Soal pejabat negara ini memang ada beberapa pendapat. Wapres Jusuf Kalla misalnya menilai tak perlu menunjukkan ada contoh pejabat ikut pengampunan pajak. Alasannya data peserta program ini bersifat rahasia sehingga tak bisa dibuka untuk umum. Terkecuali jika yang bersangkutan mengatakan sendiri. Namun, dari kalangan DPR dan juga masyarakat sempat terlontar harapan agar pejabat juga ikut memberi contoh sehingga membuat program ini lebih familier.
Tulisan ini mencoba memahami persoalan program pengampunan pajak dari kacamata umum, tanpa tabel data atau rincian teknis. Karena cukup panjang, mungkin kompasianer bisa nyambi nyruput kopi atau teh, atau makan kuaci. Kalau ngantuk, ya ditinggal tidur saja, dan kalau sempat ya nanti dibaca lagi.
.......
Pelaksanaan program pengampunan pajak (tax amnesty) yang diwarnai ketidakjelasan sasaran, sehingga menimbulkan gejolak dan penolakan di masyarakat, mengindikasikan belum adanya pemahaman yang benar atas program ini. Sementara itu harta para konglomerat besar juga tak kunjung datang, sehingga timbul kesan program ini telah menyasar kelompok ekonomi yang salah.

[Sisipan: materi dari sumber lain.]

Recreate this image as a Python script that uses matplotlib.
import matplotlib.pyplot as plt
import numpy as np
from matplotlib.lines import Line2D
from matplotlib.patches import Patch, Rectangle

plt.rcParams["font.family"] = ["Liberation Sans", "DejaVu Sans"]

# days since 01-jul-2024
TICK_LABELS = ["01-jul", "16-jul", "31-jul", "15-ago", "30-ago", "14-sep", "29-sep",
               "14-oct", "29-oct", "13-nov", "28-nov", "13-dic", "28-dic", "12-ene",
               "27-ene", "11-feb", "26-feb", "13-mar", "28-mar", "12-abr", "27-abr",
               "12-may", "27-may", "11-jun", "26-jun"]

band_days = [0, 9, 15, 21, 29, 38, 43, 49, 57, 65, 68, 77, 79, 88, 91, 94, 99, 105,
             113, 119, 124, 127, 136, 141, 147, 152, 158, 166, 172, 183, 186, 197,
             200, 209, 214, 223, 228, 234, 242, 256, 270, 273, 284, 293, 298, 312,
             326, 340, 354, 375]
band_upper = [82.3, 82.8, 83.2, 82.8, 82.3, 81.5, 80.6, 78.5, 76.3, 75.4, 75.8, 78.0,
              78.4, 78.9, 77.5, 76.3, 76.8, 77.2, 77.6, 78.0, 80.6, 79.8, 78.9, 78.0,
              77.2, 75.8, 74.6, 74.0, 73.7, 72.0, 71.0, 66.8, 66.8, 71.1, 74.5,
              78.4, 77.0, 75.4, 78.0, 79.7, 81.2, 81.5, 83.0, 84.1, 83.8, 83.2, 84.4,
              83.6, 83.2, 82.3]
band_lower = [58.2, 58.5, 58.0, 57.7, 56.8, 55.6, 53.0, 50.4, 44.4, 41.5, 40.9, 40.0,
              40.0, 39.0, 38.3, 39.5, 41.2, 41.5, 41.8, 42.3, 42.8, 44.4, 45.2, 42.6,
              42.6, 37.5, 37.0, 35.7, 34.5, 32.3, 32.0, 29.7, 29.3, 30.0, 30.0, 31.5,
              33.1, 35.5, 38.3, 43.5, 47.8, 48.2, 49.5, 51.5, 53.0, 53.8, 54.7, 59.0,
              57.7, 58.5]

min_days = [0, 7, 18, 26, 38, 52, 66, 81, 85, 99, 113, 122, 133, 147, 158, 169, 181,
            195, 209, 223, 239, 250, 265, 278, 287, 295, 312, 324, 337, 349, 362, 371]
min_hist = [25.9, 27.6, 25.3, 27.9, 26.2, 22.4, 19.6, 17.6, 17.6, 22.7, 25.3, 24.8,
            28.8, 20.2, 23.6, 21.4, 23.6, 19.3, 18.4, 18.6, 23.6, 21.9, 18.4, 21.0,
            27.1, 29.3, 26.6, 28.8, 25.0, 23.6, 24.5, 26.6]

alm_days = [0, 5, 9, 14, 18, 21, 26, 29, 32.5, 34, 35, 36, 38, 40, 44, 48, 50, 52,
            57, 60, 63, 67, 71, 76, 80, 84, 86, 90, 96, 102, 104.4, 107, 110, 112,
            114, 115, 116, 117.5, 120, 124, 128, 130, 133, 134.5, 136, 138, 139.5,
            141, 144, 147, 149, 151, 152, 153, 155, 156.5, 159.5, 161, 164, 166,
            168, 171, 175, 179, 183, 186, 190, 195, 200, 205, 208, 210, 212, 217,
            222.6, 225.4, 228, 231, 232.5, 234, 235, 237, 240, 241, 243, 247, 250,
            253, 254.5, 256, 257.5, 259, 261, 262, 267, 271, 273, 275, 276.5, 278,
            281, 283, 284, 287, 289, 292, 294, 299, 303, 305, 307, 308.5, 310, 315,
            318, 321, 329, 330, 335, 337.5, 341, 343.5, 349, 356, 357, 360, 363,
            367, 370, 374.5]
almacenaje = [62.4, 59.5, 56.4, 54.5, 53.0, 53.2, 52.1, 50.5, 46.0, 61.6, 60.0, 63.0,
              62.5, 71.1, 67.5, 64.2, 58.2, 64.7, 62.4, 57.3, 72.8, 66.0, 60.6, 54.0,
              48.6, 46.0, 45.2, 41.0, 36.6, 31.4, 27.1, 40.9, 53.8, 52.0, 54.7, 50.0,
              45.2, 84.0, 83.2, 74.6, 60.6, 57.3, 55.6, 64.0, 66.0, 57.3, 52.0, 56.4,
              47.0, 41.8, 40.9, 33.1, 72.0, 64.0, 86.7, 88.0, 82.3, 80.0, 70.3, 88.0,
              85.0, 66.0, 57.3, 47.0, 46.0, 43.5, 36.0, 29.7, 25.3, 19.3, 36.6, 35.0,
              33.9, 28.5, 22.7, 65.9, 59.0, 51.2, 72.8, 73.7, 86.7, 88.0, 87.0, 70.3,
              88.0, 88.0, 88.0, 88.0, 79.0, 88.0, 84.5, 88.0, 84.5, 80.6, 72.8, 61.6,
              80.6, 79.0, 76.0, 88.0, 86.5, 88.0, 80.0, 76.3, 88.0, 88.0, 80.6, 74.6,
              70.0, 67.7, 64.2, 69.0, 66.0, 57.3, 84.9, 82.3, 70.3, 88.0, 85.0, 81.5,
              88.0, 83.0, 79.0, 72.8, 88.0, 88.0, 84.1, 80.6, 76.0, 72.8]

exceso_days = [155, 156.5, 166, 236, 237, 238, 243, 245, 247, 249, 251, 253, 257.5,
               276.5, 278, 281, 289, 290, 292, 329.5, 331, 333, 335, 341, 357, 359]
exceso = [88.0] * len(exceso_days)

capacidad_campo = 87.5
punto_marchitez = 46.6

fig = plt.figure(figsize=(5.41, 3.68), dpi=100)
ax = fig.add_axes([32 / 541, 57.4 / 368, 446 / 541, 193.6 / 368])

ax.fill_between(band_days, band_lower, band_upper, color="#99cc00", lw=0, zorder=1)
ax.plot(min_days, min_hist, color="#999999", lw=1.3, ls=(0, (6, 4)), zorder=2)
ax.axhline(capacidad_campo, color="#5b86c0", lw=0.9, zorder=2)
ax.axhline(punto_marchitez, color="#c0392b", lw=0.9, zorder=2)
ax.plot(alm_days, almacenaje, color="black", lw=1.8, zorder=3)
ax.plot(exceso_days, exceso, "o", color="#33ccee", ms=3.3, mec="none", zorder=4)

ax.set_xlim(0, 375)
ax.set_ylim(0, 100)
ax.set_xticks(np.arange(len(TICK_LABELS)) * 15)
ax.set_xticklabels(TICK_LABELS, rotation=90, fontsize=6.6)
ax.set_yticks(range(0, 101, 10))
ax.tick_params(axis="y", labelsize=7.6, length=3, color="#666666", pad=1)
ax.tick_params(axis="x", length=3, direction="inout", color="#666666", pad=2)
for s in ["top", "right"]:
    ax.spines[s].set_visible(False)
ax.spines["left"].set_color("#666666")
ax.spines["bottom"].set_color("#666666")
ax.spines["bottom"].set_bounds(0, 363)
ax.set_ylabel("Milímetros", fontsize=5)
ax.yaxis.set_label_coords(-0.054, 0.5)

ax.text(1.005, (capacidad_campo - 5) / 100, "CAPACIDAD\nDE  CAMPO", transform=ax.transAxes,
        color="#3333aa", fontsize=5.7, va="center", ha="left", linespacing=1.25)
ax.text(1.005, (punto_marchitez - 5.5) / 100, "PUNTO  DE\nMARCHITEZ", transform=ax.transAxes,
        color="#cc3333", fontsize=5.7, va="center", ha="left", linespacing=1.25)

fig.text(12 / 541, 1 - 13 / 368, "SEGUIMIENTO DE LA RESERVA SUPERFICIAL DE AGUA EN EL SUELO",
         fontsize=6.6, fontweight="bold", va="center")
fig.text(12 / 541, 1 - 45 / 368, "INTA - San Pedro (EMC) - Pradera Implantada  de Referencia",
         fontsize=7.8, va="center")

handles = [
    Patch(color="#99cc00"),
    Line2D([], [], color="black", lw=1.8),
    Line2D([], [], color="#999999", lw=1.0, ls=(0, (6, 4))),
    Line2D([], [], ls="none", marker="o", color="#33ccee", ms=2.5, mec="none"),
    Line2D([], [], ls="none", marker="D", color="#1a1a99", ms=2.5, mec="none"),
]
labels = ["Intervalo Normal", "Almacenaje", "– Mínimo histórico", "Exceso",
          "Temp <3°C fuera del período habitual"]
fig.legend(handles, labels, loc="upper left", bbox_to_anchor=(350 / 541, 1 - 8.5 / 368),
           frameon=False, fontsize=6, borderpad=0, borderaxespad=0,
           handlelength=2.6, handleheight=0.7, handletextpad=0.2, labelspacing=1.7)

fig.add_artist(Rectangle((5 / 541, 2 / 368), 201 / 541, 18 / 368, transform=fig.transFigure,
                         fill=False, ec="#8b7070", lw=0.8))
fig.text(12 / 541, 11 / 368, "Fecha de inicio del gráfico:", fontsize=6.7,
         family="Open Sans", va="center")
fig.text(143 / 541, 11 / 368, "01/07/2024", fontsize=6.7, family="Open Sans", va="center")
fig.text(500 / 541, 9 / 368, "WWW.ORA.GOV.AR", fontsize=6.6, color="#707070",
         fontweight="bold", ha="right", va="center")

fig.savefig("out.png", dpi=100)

Perlukah ada perpanjangan waktu agar program ini tersosialisasi dengan baik, dan aparat pajak paham benar sasaran dan tujuan program ini? Pertanyaan ini perlu jadi pertimbangan pemerintah agar program pengampunan pajak berjalan tepat sasaran walaupun diterpa pesimisme karena target uang tebusan Rp 165 triliun yang dinilai terlalu tinggi.
Belum adanya pemahaman atas tujuan dan sasaran dan tujuan program ini, menyebabkan antara lain menjadikan petani, pensiunan, penerima warisan yang menganggur dan tak punya penghasilan, sebagai objek pengampunan pajak oleh petugas pajak. Pemahaman yang keliru juga menjadikan program ini seolah sebagai kewajiban padahal sebenarnya merupakan pilihan yang bisa diambil atau tidak.

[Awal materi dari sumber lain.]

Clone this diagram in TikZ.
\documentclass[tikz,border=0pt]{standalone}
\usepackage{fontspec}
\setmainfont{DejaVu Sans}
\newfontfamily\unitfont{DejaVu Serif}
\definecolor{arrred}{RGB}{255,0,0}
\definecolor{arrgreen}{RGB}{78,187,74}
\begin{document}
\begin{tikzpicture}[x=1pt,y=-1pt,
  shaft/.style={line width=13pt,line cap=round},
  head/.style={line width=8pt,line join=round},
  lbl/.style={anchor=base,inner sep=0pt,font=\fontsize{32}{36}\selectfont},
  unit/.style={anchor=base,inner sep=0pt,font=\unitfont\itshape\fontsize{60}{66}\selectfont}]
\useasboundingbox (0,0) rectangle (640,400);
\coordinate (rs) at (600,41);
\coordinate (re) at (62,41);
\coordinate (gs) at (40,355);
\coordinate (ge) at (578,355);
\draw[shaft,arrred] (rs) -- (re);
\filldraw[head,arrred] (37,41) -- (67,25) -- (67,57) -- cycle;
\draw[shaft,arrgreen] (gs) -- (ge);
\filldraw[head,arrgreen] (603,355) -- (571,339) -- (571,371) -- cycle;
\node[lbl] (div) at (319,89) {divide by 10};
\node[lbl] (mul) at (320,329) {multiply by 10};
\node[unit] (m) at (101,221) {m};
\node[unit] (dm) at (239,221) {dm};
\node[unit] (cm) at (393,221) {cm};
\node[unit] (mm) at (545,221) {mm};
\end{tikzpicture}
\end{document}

Ketidakjelasan program ini juga seolah melupakan niatan awal program ini adalah untuk menarik dana ribuan triliun milik WNI yang diparkir di luar negeri, yang tak dilaporkan ke negara. Kepada mereka ditawarkan pengampunan, dengan deklarasi dan repratiasi harta kekayaan dengan membayar uang tebusan.
Memang program ini juga berlaku pada harta WNI yang berada di dalam negeri. Namun jelas, tidak pernah ada terlontar pernyataan yang menyebut harta itu milik warga kecil sekelas pensiunan, petani, nelayan, atau penerima warisan yang menganggur. Jika kini muncul masalah seperti itu tentu menunjukkan ada yang tak benar dalam pelaksanaan program ini.
Banyak pendapat telah diutarakan terkait persoalan ini yang intinya mempertanyakan pemahaman petugas pajak atas sasaran dan tujuan program ini. Selain itu, waktu yang mepet antara saat disahkannya program ini dan pelaksanaannya tidak memberikan waktu yang cukup untuk melakukan sosialisasi program ini, tak hanya ke masyarakat namun juga ke petugas yang mengeksekusi program ini.
Fuad Bawazier pada acara Indonesia Lawyer Club, Selasa (30/8/2016) malam, menyatakan agar program pengampunan pajak berjalan dengan baik, diperlukan perpanjangan waktu setidaknya tiga bulan. Waktu itu diperlukan untuk sosialisasi ke masyarakat.